Often less was more. The quiet opening of the Second Symphony (played first on Saturday night) unfolded amiably. A twist of the wrist was all that Šlekytė needed to realize a subtle change in tone or tempo. This was Allegro non troppo with the emphasis on the last two words. Good start.
The lyrical spirit extended to the middle movements, particularly the third, its string and wind elements crisply defined yet nicely balanced. Close attention to phrasing made us aware of the shadows that inhabit this apparently simple intermezzo. The finale was a platform for the orchestra’s articulatory prowess and a blazing tone at fortissimo. Koerner Hall is a splendid facility, but not all orchestras adapt instantly to its treble-friendly acoustics.
After the Second came the First. The fearsome opening seethed as it should, yet again I felt better disposed to the sound of the strings in the slow movement. Šlekytė animated the introduction to the finale with many seemingly spontaneous rhythmic and dynamic nips and tucks. Horn and flute supplied the natural Alpine imagery. The Berlin musicians — many of them young — know what they are doing. It all led to a burnished statement of the famous hymn tune.
We were back the following afternoon to hear more of the same: subtle expression in quiet interludes and a big, sometimes edgy, sound at climaxes. The Third started with a hearty fanfare, but Šlekytė found character also in the grazioso second theme. The Andante sounded bucolic at a quick tempo, with a fine clarinet in the lead. The great finale of the Fourth peaked early. Once more I enjoyed the slow movement best, the winds speaking lucidly above pizzicato strings.
Whatever my preferences for this movement or that, the orchestra supplied a full spectrum of detail, some of it surprising. The Staatskapelle style is to balance rather than blend. Winds are often prominent. Is it the ideal texture for Brahms? There is room for debate. I also admit to harbouring some reservations about hearing four one-per-evening masterpieces in less than 24 hours.
Not that the classy crowd showed any signs of sharing my qualms. Applause was abundant. And much it was for Šlekytė, 34, an athletic figure who could cool it when necessary. She will be crossing the pond again.
Royal Conservatory Orchestra: Johannes Brahms: Piano Concerto No. 1; Albert Roussel: Suite No. 2 from Bacchus et Ariane; Paul Hindemith: Symphonic Metamorphosis of Themes by Carl Maria von Weber; JoAnn Falletta, conductor. November 24, 2023 in Mazzoleni Hall.

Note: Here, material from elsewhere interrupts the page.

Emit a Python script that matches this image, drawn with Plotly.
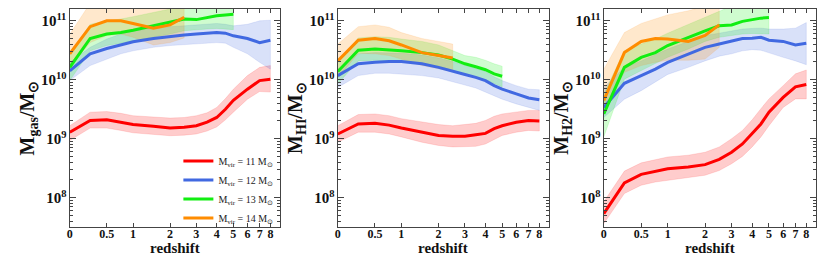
import plotly.graph_objects as go

# ---------------- data (log10 of mass in solar masses) ----------------
z_full = [0, 0.25, 0.5, 0.75, 1, 1.5, 2, 2.5, 3, 3.5, 4, 4.5, 5, 6, 7, 8]
z_13 = [0, 0.25, 0.5, 0.75, 1, 1.5, 2, 2.5, 3, 3.5, 4, 4.5, 5]
z_14 = [0, 0.25, 0.5, 0.75, 1, 1.5, 2, 2.5]

tick_z = [0, 0.5, 1, 2, 3, 4, 5, 6, 7, 8]
tick_z_text = ["0", "0.5", "1", "2", "3", "4", "5", "6", "7", "8"]

series_names = ["M<sub>vir</sub> = 11 M<sub>⊙</sub>", "M<sub>vir</sub> = 12 M<sub>⊙</sub>",
                "M<sub>vir</sub> = 13 M<sub>⊙</sub>", "M<sub>vir</sub> = 14 M<sub>⊙</sub>"]
line_colors = ["#ff0000", "#4169e1", "#11ee11", "#ff8c00"]
fill_colors = ["rgba(255,0,0,0.2)", "rgba(65,105,225,0.2)", "rgba(17,238,17,0.2)", "rgba(255,140,0,0.2)"]

# Panel 1: gas mass
gas_11 = [9.11, 9.31, 9.32, 9.28, 9.24, 9.21, 9.18, 9.195, 9.22, 9.28, 9.36, 9.5, 9.65, 9.84, 9.985, 10.01]
gas_11_hi = [9.22, 9.45, 9.46, 9.43, 9.39, 9.37, 9.35, 9.36, 9.39, 9.44, 9.53, 9.68, 9.84, 10.07, 10.21, 10.24]
gas_11_lo = [8.97, 9.18, 9.18, 9.14, 9.10, 9.07, 9.05, 9.06, 9.08, 9.13, 9.2, 9.32, 9.45, 9.67, 9.8, 9.79]
gas_12 = [10.15, 10.44, 10.53, 10.59, 10.645, 10.70, 10.735, 10.76, 10.775, 10.79, 10.80, 10.79, 10.745, 10.70, 10.63, 10.67]
gas_12_hi = [10.295, 10.55, 10.69, 10.775, 10.83, 10.875, 10.90, 10.915, 10.93, 10.94, 10.955, 10.94, 10.915, 10.94, 11.0, 11.01]
gas_12_lo = [9.985, 10.24, 10.35, 10.44, 10.49, 10.55, 10.58, 10.59, 10.605, 10.62, 10.63, 10.62, 10.55, 10.44, 10.295, 10.18]
gas_13 = [10.21, 10.70, 10.775, 10.80, 10.84, 10.915, 10.97, 11.03, 11.02, 11.06, 11.085, 11.10, 11.11]
gas_13_hi = [10.44, 10.94, 11.0, 11.03, 11.07, 11.14, 11.2, 11.3, 11.3, 11.3, 11.3, 11.3, 11.3]
gas_13_lo = [9.985, 10.49, 10.58, 10.62, 10.66, 10.72, 10.775, 10.83, 10.84, 10.86, 10.87, 10.865, 10.85]
gas_14 = [10.44, 10.90, 11.0, 11.0, 10.955, 10.876, 10.93, 11.06]
gas_14_hi = [10.77, 11.3, 11.4, 11.4, 11.4, 11.35, 11.4, 11.45]
gas_14_lo = [10.21, 10.63, 10.75, 10.775, 10.72, 10.59, 10.63, 10.71]

# Panel 2: HI mass
hi_11 = [9.08, 9.25, 9.26, 9.23, 9.18, 9.11, 9.055, 9.04, 9.04, 9.065, 9.09, 9.17, 9.22, 9.28, 9.31, 9.30]
hi_11_hi = [9.22, 9.41, 9.42, 9.39, 9.34, 9.28, 9.24, 9.22, 9.235, 9.26, 9.31, 9.38, 9.42, 9.45, 9.48, 9.48]
hi_11_lo = [8.94, 9.11, 9.11, 9.08, 9.03, 8.94, 8.885, 8.86, 8.86, 8.87, 8.91, 8.98, 9.055, 9.11, 9.14, 9.13]
hi_12 = [10.07, 10.27, 10.295, 10.31, 10.31, 10.27, 10.21, 10.14, 10.09, 10.04, 9.985, 9.90, 9.84, 9.76, 9.69, 9.66]
hi_12_hi = [10.18, 10.44, 10.46, 10.46, 10.45, 10.42, 10.37, 10.31, 10.24, 10.19, 10.14, 10.05, 9.985, 9.90, 9.84, 9.83]
hi_12_lo = [9.87, 10.07, 10.11, 10.11, 10.10, 10.07, 10.03, 9.97, 9.91, 9.86, 9.80, 9.73, 9.67, 9.59, 9.53, 9.48]
hi_13 = [10.14, 10.50, 10.52, 10.51, 10.49, 10.46, 10.42, 10.35, 10.27, 10.22, 10.17, 10.10, 10.06]
hi_13_hi = [10.295, 10.71, 10.73, 10.72, 10.69, 10.65, 10.59, 10.50, 10.41, 10.38, 10.33, 10.27, 10.23]
hi_13_lo = [9.93, 10.32, 10.33, 10.32, 10.31, 10.28, 10.23, 10.155, 10.09, 10.04, 10.0, 9.94, 9.88]
hi_14 = [10.32, 10.67, 10.70, 10.66, 10.59, 10.46, 10.41, 10.37]
hi_14_hi = [10.605, 10.90, 10.93, 10.89, 10.80, 10.70, 10.65, 10.605]
hi_14_lo = [10.03, 10.45, 10.44, 10.41, 10.35, 10.24, 10.18, 10.14]

# Panel 3: H2 mass
h2_11 = [7.73, 8.25, 8.395, 8.45, 8.49, 8.52, 8.56, 8.65, 8.77, 8.91, 9.08, 9.25, 9.45, 9.70, 9.88, 9.92]
h2_11_hi = [7.93, 8.45, 8.59, 8.64, 8.69, 8.72, 8.77, 8.86, 9.0, 9.14, 9.32, 9.51, 9.675, 9.90, 10.10, 10.165]
h2_11_lo = [7.56, 8.07, 8.21, 8.265, 8.30, 8.34, 8.38, 8.46, 8.575, 8.70, 8.86, 9.03, 9.22, 9.53, 9.675, 9.675]
h2_12 = [9.53, 9.94, 10.07, 10.18, 10.295, 10.435, 10.55, 10.605, 10.66, 10.70, 10.705, 10.72, 10.67, 10.65, 10.59, 10.62]
h2_12_hi = [9.87, 10.21, 10.32, 10.42, 10.52, 10.65, 10.75, 10.79, 10.83, 10.86, 10.87, 10.875, 10.86, 10.86, 10.875, 10.97]
h2_12_lo = [9.36, 9.67, 9.815, 9.96, 10.09, 10.21, 10.32, 10.40, 10.44, 10.49, 10.51, 10.50, 10.45, 10.38, 10.32, 10.255]
h2_13 = [9.42, 10.21, 10.38, 10.46, 10.58, 10.72, 10.83, 10.915, 10.93, 10.99, 11.02, 11.045, 11.055]
h2_13_hi = [9.76, 10.49, 10.605, 10.69, 10.79, 10.94, 11.07, 11.17, 11.25, 11.25, 11.25, 11.25, 11.25]
h2_13_lo = [9.03, 10.01, 10.155, 10.27, 10.38, 10.52, 10.65, 10.72, 10.745, 10.775, 10.785, 10.785, 10.775]
h2_14 = [9.65, 10.46, 10.65, 10.70, 10.69, 10.65, 10.75, 10.93]
h2_14_hi = [10.18, 10.80, 10.955, 11.03, 11.10, 11.17, 11.25, 11.3]
h2_14_lo = [9.48, 10.125, 10.24, 10.295, 10.33, 10.33, 10.35, 10.55]

x_title = "redshift"

panels = [
    ("M<sub>gas</sub>/M<sub>⊙</sub>", [(z_full, gas_11, gas_11_lo, gas_11_hi), (z_full, gas_12, gas_12_lo, gas_12_hi),
                                       (z_13, gas_13, gas_13_lo, gas_13_hi), (z_14, gas_14, gas_14_lo, gas_14_hi)]),
    ("M<sub>HI</sub>/M<sub>⊙</sub>", [(z_full, hi_11, hi_11_lo, hi_11_hi), (z_full, hi_12, hi_12_lo, hi_12_hi),
                                      (z_13, hi_13, hi_13_lo, hi_13_hi), (z_14, hi_14, hi_14_lo, hi_14_hi)]),
    ("M<sub>H2</sub>/M<sub>⊙</sub>", [(z_full, h2_11, h2_11_lo, h2_11_hi), (z_full, h2_12, h2_12_lo, h2_12_hi),
                                      (z_13, h2_13, h2_13_lo, h2_13_hi), (z_14, h2_14, h2_14_lo, h2_14_hi)]),
]

# page body has an 8px margin: figure is drawn at window offset (8, 8)
OFF = 8
FW, FH = 830 - 2 * OFF, 264 - 2 * OFF


def px(xw):
    return (xw - OFF) / FW


def py(yw):
    return 1 - (yw - OFF) / FH


x_domains = [[px(67), px(278)], [px(336), px(548)], [px(603), px(816)]]
y_domain = [py(227), py(8)]

FONT = "Liberation Serif"
AX = "#444444"

fig = go.Figure()

for p, (ytitle, series) in enumerate(panels):
    xa = "x" if p == 0 else f"x{p+1}"
    ya = "y" if p == 0 else f"y{p+1}"
    for s, (zz, mid, lo, hi) in enumerate(series):
        xs = [1 + v for v in zz]
        fig.add_trace(go.Scatter(
            x=xs + xs[::-1], y=[10 ** v for v in hi] + [10 ** v for v in lo[::-1]],
            fill="toself", fillcolor=fill_colors[s], line=dict(width=0.6, color=fill_colors[s]),
            mode="lines", hoverinfo="skip", showlegend=False, xaxis=xa, yaxis=ya))
    for s, (zz, mid, lo, hi) in enumerate(series):
        xs = [1 + v for v in zz]
        fig.add_trace(go.Scatter(
            x=xs, y=[10 ** v for v in mid], mode="lines",
            line=dict(color=line_colors[s], width=3),
            name=series_names[s], showlegend=(p == 0), xaxis=xa, yaxis=ya))

    axis_common = dict(showline=True, mirror="allticks", linecolor=AX, linewidth=1,
                       ticks="inside", tickcolor=AX, showgrid=False, zeroline=False,
                       tickfont=dict(family=FONT, size=12, color="#111", weight="bold"))
    fig.update_layout(**{
        ("xaxis" if p == 0 else f"xaxis{p+1}"): dict(
            axis_common, type="log", range=[0, 1.0], domain=x_domains[p], anchor=ya,
            tickmode="array", tickvals=[1 + v for v in tick_z], ticktext=tick_z_text, ticklen=4,
            ticklabelstandoff=-5),
        ("yaxis" if p == 0 else f"yaxis{p+1}"): dict(
            axis_common, type="log", range=[7.5, 11.2], domain=y_domain, anchor=xa,
            dtick=1, exponentformat="power", ticklen=6,
            minor=dict(ticks="inside", ticklen=3, tickcolor=AX, showgrid=False),
            title=dict(text=ytitle, font=dict(family=FONT, size=20, color="#111", weight="bold"), standoff=0)),
    })
    # x-axis title placed as an annotation below the tick labels
    fig.add_annotation(text=x_title, xref="paper", yref="paper",
                       x=(x_domains[p][0] + x_domains[p][1]) / 2, y=py(247.5),
                       xanchor="center", yanchor="middle", showarrow=False,
                       font=dict(family=FONT, size=15, color="#111", weight="bold"))

fig.update_layout(
    width=FW, height=FH, margin=dict(l=0, r=0, t=0, b=0),
    paper_bgcolor="white", plot_bgcolor="white",
    legend=dict(x=px(176), y=py(146), xanchor="left", yanchor="top",
                bgcolor="rgba(0,0,0,0)", font=dict(family=FONT, size=10, color="#222"),
                itemwidth=30, tracegroupgap=0),
    showlegend=True,
)

fig.write_html("out.html")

On Friday another ensemble was heard in Koerner Hall — the Royal Conservatory Orchestra under JoAnn Falletta, music director of the so-near-and-yet-so-far Buffalo Philharmonic. There was even some Brahms, the Piano Concerto No. 1, which started life in sketches as a symphony. It retained its symphonic magnitude as played by Henry From, a student of John O’Conor at the Glenn Gould School.

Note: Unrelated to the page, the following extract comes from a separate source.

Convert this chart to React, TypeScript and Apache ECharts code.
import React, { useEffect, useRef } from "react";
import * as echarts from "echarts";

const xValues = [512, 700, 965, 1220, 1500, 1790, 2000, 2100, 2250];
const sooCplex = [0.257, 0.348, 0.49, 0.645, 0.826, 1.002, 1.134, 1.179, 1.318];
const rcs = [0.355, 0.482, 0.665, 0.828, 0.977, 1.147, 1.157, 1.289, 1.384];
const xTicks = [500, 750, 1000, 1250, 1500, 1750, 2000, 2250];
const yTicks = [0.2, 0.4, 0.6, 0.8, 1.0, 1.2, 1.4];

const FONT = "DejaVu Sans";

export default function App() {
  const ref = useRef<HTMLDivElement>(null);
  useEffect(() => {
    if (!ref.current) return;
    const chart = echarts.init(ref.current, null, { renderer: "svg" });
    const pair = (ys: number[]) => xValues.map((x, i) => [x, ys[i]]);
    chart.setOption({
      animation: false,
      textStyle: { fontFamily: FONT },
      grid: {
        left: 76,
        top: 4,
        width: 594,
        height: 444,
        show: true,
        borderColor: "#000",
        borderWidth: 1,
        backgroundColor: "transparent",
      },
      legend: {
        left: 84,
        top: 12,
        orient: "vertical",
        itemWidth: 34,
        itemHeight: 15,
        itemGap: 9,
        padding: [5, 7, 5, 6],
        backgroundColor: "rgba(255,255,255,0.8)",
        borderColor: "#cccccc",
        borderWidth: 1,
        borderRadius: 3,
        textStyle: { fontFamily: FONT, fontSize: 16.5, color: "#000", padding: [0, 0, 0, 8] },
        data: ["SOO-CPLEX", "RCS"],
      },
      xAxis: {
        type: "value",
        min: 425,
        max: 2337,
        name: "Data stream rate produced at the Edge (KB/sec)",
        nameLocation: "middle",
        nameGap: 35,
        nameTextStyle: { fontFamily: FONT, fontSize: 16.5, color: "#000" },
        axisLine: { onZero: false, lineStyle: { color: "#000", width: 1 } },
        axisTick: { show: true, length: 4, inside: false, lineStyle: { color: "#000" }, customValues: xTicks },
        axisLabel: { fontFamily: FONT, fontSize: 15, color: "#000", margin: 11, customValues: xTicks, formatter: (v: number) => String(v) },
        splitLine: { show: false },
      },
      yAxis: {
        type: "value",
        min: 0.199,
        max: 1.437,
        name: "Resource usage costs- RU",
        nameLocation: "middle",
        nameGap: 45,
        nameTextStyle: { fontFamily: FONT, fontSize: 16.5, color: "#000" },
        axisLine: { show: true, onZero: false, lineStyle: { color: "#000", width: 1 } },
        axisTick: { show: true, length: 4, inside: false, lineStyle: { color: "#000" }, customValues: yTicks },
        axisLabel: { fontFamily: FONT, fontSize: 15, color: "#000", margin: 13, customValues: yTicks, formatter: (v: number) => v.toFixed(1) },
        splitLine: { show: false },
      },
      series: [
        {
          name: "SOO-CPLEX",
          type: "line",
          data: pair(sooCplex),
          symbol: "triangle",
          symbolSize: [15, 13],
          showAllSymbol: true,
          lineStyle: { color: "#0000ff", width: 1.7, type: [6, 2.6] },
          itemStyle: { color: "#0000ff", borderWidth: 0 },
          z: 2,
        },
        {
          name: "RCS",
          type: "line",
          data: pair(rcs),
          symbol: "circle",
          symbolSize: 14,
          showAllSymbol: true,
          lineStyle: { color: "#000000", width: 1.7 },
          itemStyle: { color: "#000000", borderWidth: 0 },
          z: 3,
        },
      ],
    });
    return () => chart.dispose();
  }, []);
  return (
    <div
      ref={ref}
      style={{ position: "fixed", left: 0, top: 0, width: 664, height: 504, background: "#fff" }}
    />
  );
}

This Vancouver native gives the impression of being both well-trained and innately musical. His tone in the first movement was brilliant yet in no way glassy. Melodies in the Adagio were beautifully spun, and the finale charged ahead with purpose to a heroic conclusion. The dreamy response by the piano to the fugue in the orchestra was one of many examples of real engagement with the score. A solo encore, Brahms’s exquisite Intermezzo Op. 118 No. 2, confirmed a natural ability to cross-pollinate soft tone with counterpoint. With his great bush of red hair and array of nervous habits — he often wiped his palms on his trousers — From cuts a quaint figure on stage. The playing is what counts.

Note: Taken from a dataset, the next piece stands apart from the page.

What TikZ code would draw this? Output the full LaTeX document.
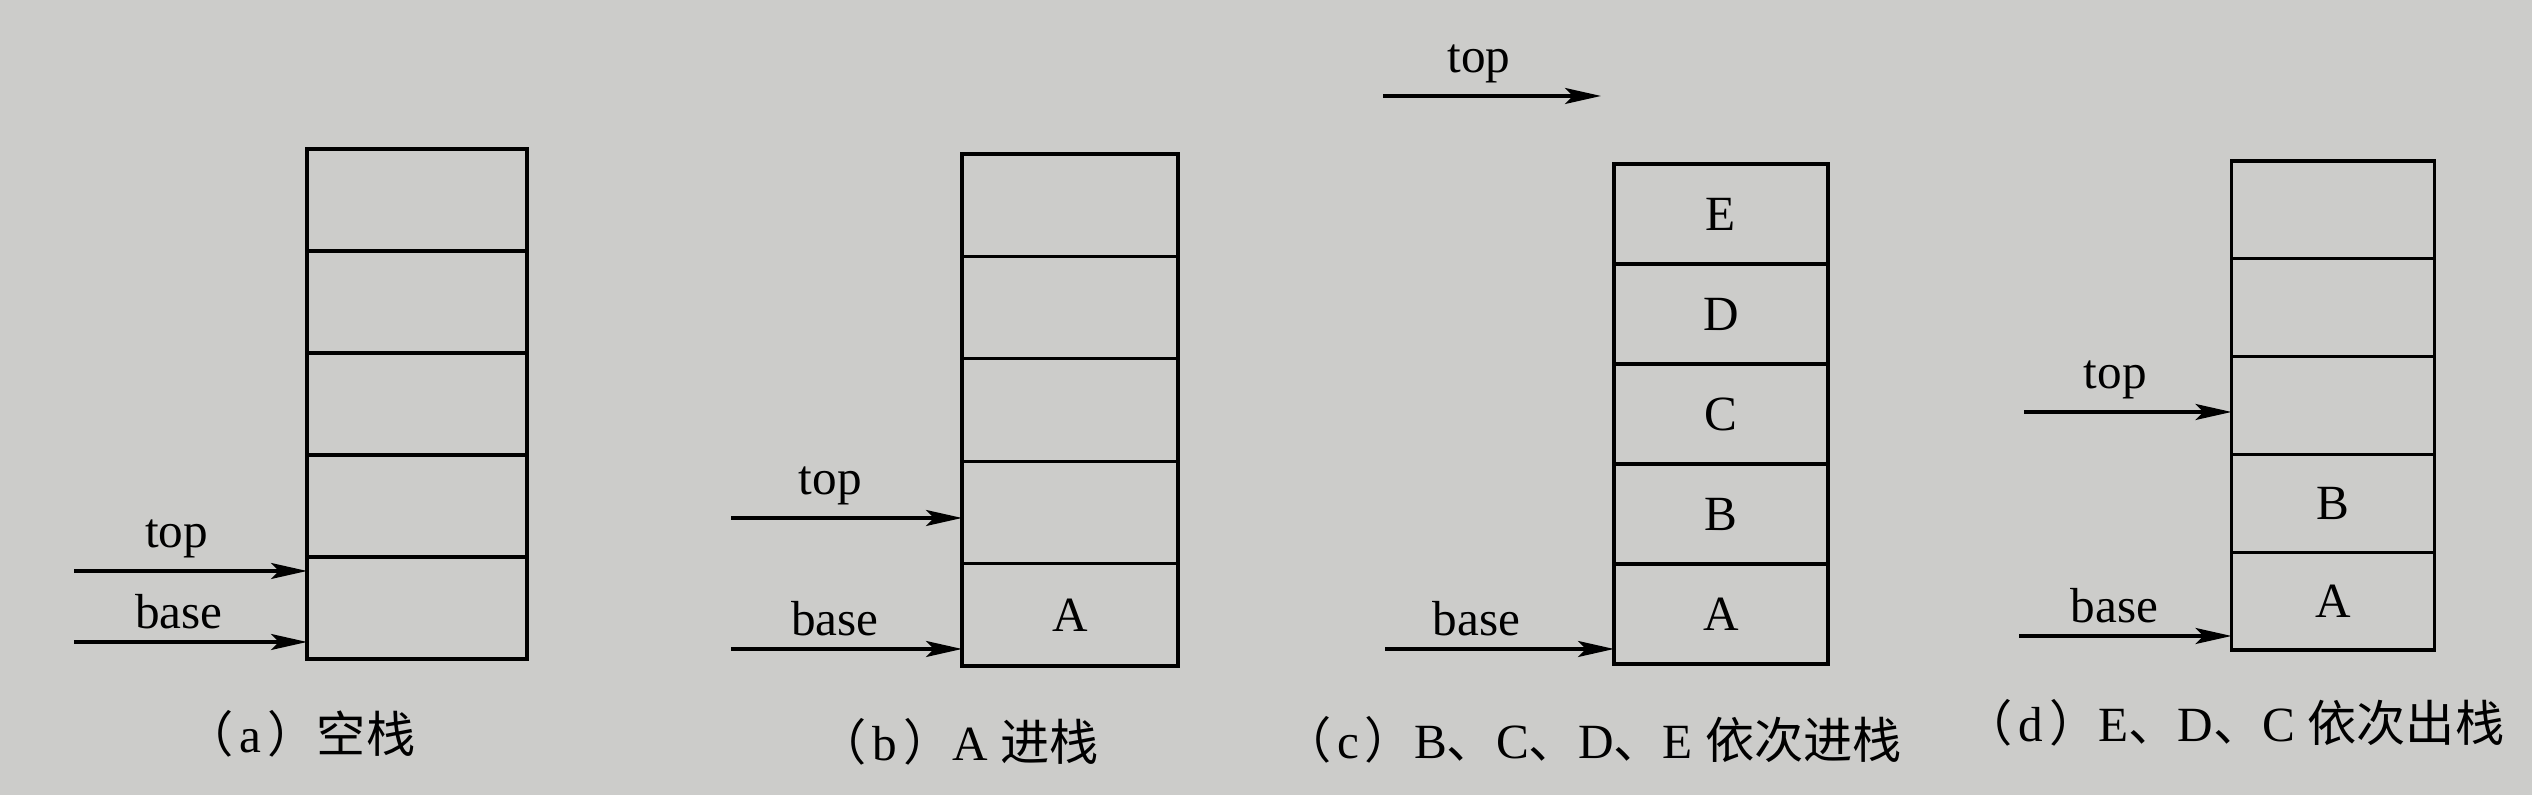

Falletta, an experienced conductor with a steady style to match, decreed a quick tempo in the first movement. Glenn Gould would not approve! Roussel’s Bacchus et Ariane Suite No. 2 and Hindemith’s Symphonic Metamorphosis of Themes by Carl Maria von Weber were also heard in disciplined and committed performances. There were boisterous sounds from the brass. Percussion was suitably menacing in the finale of the Hindemith.